A P-trap is a common, U-shaped fitting found beneath nearly every sink, tub, or shower in a home, serving a specific and necessary function within the drainage system. Its unique bend is designed to hold a small amount of water, creating a barrier known as a water seal that prevents noxious sewer gases from entering the living space. The question of whether this fitting can be installed below the main drain line often arises from visual confusion or space constraints, but the answer hinges entirely on the elevation of the water level within the trap.
The Purpose of P Traps and Standard Installation
The primary function of the P-trap is to maintain a constant water seal, which physically blocks gases that travel up from the sewer or septic system. This seal is formed by the water held in the lowest curve of the assembly, which includes the J-bend section. The effectiveness of the trap is determined by the height of the trap weir, which is the lowest point on the outlet side of the trap where water begins to spill out into the drain pipe.
Standard installation dictates that the pipe leaving the P-trap, known as the trap arm, must connect to the main drain system with a continuous downward slope. This slope ensures that gravity constantly pulls wastewater away from the fixture and through the trap, refreshing the water seal with every use. The trap arm is the horizontal section running from the P-trap to the wall or floor connection where it meets the drainage stack or vent system.
The design of the trap itself means the bottom of the U-bend is always positioned lower than the fixture it serves, which can give the appearance of being “below” the drain line. However, the true point of reference is the elevation of the trap weir relative to the drain connection point in the wall. Ensuring the trap arm maintains the correct downward grade is fundamental for proper drainage and functionality.
Critical Drain Line Elevation Requirements
The simple answer to whether the P-trap can be below the drain line is that only the lowest portion of the U-bend is permitted to be at a lower elevation. The water level established by the trap weir must always be lower than the point where the trap arm connects to the vented portion of the drainage system. If the weir were positioned higher than the drain connection, the water would not flow out completely and could potentially back up toward the fixture, leading to sluggish drainage.
Plumbing codes strictly govern the elevation and run of the trap arm to ensure an adequate gravity flow. This horizontal pipe must maintain a downward pitch, typically [latex]1/4[/latex] inch for every foot of run, to ensure efficient waste removal. A common [latex]1.5[/latex]-inch diameter trap arm, for example, is usually limited to a maximum developed length of about six feet before it must connect to a vent.
This requirement for a continuous downward slope means the elevation of the trap arm connection point must be lower than the trap weir by a specific, calculated amount. The slope is necessary because it prevents water from stagnating and provides enough velocity to scour the pipe walls as waste travels through the system. Any deviation, such as a segment of the trap arm sloping upward, would create an unvented S-trap condition or a blockage point, which is prohibited.
Venting and Siphon Prevention
The precise elevation of the P-trap is intrinsically linked to the function of the vent system, which prevents the water seal from being lost to pressure changes.
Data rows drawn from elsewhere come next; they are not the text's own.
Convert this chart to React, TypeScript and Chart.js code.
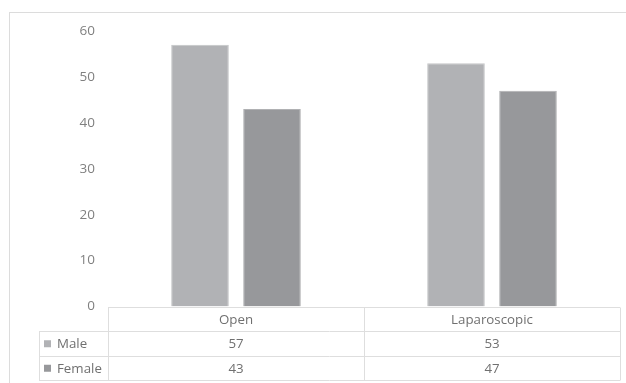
import React, { useEffect, useRef } from "react";
import { Chart, registerables } from "chart.js";

Chart.register(...registerables);

const categories = ["Open", "Laparoscopic"];
const seriesNames = ["Male", "Female"];
const maleValues = [57, 53];
const femaleValues = [43, 47];
const yTicks = [0, 10, 20, 30, 40, 50, 60];

const colors = ["#b1b2b5", "#97989b"];
const FONT = "'Open Sans', 'Noto Sans', sans-serif";

const tablePlugin = {
  id: "dataTable",
  beforeDraw(chart: any) {
    const ctx = chart.ctx;
    ctx.save();
    ctx.strokeStyle = "#dcdcdc";
    ctx.lineWidth = 1;
    ctx.strokeRect(9.5, 12.5, 800, 500);
    ctx.restore();
  },
  afterDraw(chart: any) {
    const ctx = chart.ctx;
    const area = chart.chartArea;
    const xs = chart.scales.x;
    const top = area.bottom;
    const rowH = 24.5;
    const legendLeft = 39;
    const left = area.left;
    const right = area.right;
    const bounds: number[] = [left];
    for (let i = 0; i < categories.length - 1; i++) {
      bounds.push((xs.getPixelForValue(i) + xs.getPixelForValue(i + 1)) / 2);
    }
    bounds.push(right);
    const rows = [maleValues, femaleValues];
    const bottom = top + rowH * (rows.length + 1);

    ctx.save();
    ctx.strokeStyle = "#dedede";
    ctx.lineWidth = 1;
    const r = (v: number) => Math.round(v) + 0.5;
    ctx.beginPath();
    ctx.moveTo(left, r(top));
    ctx.lineTo(right, r(top));
    for (let k = 1; k <= rows.length + 1; k++) {
      const y = r(top + rowH * k);
      ctx.moveTo(legendLeft, y);
      ctx.lineTo(right, y);
    }
    ctx.moveTo(r(legendLeft), r(top + rowH));
    ctx.lineTo(r(legendLeft), r(bottom));
    bounds.forEach((b) => {
      ctx.moveTo(r(b), r(top));
      ctx.lineTo(r(b), r(bottom));
    });
    ctx.stroke();

    ctx.font = "13.3px " + FONT;
    ctx.fillStyle = "#707070";
    ctx.textAlign = "center";
    ctx.textBaseline = "middle";
    categories.forEach((c, i) => {
      ctx.fillText(c, xs.getPixelForValue(i), top + rowH / 2 + 1);
    });
    rows.forEach((vals, k) => {
      const cy = top + rowH * (k + 1.5) + 1;
      vals.forEach((v, i) => {
        ctx.fillText(String(v), xs.getPixelForValue(i), cy);
      });
      ctx.fillStyle = colors[k];
      ctx.fillRect(44, cy - 4, 7, 7);
      ctx.fillStyle = "#707070";
      ctx.textAlign = "left";
      ctx.fillText(seriesNames[k], 57, cy);
      ctx.textAlign = "center";
    });
    ctx.restore();
  },
};

export default function App() {
  const ref = useRef<HTMLCanvasElement>(null);
  useEffect(() => {
    document.body.style.margin = "0";
    const chart = new Chart(ref.current!, {
      type: "bar",
      data: {
        labels: categories,
        datasets: [
          {
            label: seriesNames[0],
            data: maleValues,
            backgroundColor: colors[0],
            borderColor: "#c4c5c7",
            borderWidth: 1,
            categoryPercentage: 0.5625,
            barPercentage: 0.8,
          },
          {
            label: seriesNames[1],
            data: femaleValues,
            backgroundColor: colors[1],
            borderColor: "#b0b1b3",
            borderWidth: 1,
            categoryPercentage: 0.5625,
            barPercentage: 0.8,
          },
        ],
      },
      options: {
        animation: false,
        responsive: false,
        maintainAspectRatio: false,
        layout: { padding: { left: 38, right: 6, top: 31, bottom: 76.5 } },
        plugins: { legend: { display: false }, tooltip: { enabled: false } },
        scales: {
          x: { display: false },
          y: {
            min: 0,
            max: 60,
            afterFit(scale: any) {
              scale.width = 70;
            },
            afterBuildTicks(scale: any) {
              scale.ticks = yTicks.map((v) => ({ value: v }));
            },
            grid: { display: false, drawTicks: false },
            border: { display: false },
            ticks: {
              padding: 13,
              color: "#808080",
              font: { family: FONT, size: 13.5 },
            },
          },
        },
      },
      plugins: [tablePlugin],
    });
    return () => chart.destroy();
  }, []);
  return <canvas ref={ref} width={626} height={383} style={{ display: "block" }} />;
}
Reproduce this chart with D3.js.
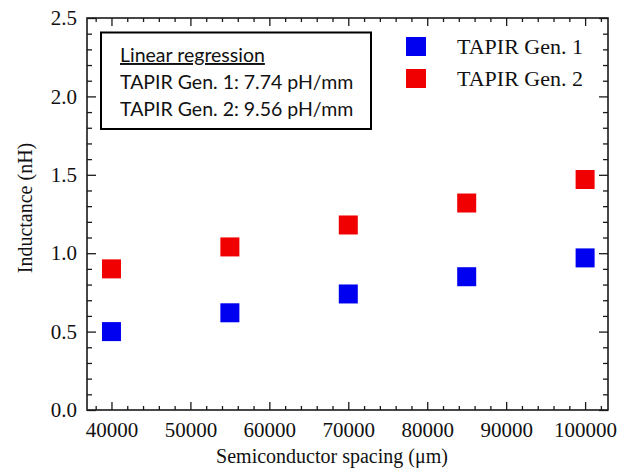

The drain line carries the waste away, but the vent line is a separate pipe network that introduces air into the system to equalize the pressure within the drainage pipes. This equalization is necessary to prevent two main types of seal failure: siphoning and back pressure.
Siphoning occurs when a large volume of water flowing rapidly down the drain creates negative pressure, essentially vacuuming the water out of the P-trap and breaking the seal. This can happen if the trap arm is too long, if the slope is too steep, or if the system is improperly vented, allowing the moving water to pull the seal along with it. A lost water seal allows sewer gases to freely enter the living space.
Conversely, back pressure is created by a surge of air or water that compresses the air inside the drain line, forcing water up and out of the P-trap. The vent pipe, connected near the trap arm, ensures that air is readily available to replace the water being drained, maintaining atmospheric pressure on both sides of the water seal. Maintaining the correct elevation and length of the trap arm allows the vent to work effectively by establishing a short, clear path for air exchange.
Solutions for Confined Spaces
When dealing with installations in small vanities or tight under-floor areas, achieving the standard downward slope and elevation can be challenging. One solution for limited vertical space involves using specialized low-profile P-traps that are designed to fit into shallow areas while still maintaining the minimum water seal depth required by code. These low-profile traps must still be installed with the necessary slope and developed length requirements.
Another common solution for situations where connection to a traditional vent stack is difficult is the use of an Air Admittance Valve (AAV), sometimes called a mechanical vent. An AAV is a one-way valve that opens to allow air into the drain system when negative pressure is detected, preventing siphoning, and then closes to block sewer gases. While AAVs can simplify installations, they are not universally permitted, and local building codes must be consulted before installation.
When an AAV is approved for use, it must be installed a minimum of four inches above the horizontal trap arm it is serving to ensure proper function and separation from the drainage flow. These mechanical vents must also be installed in an accessible, ventilated area, such as beneath a sink, to ensure they can draw in air and be easily serviced if they fail. Regardless of the configuration, the principle remains that the trap’s water seal must be protected from pressure fluctuations to maintain a safe, gas-free environment.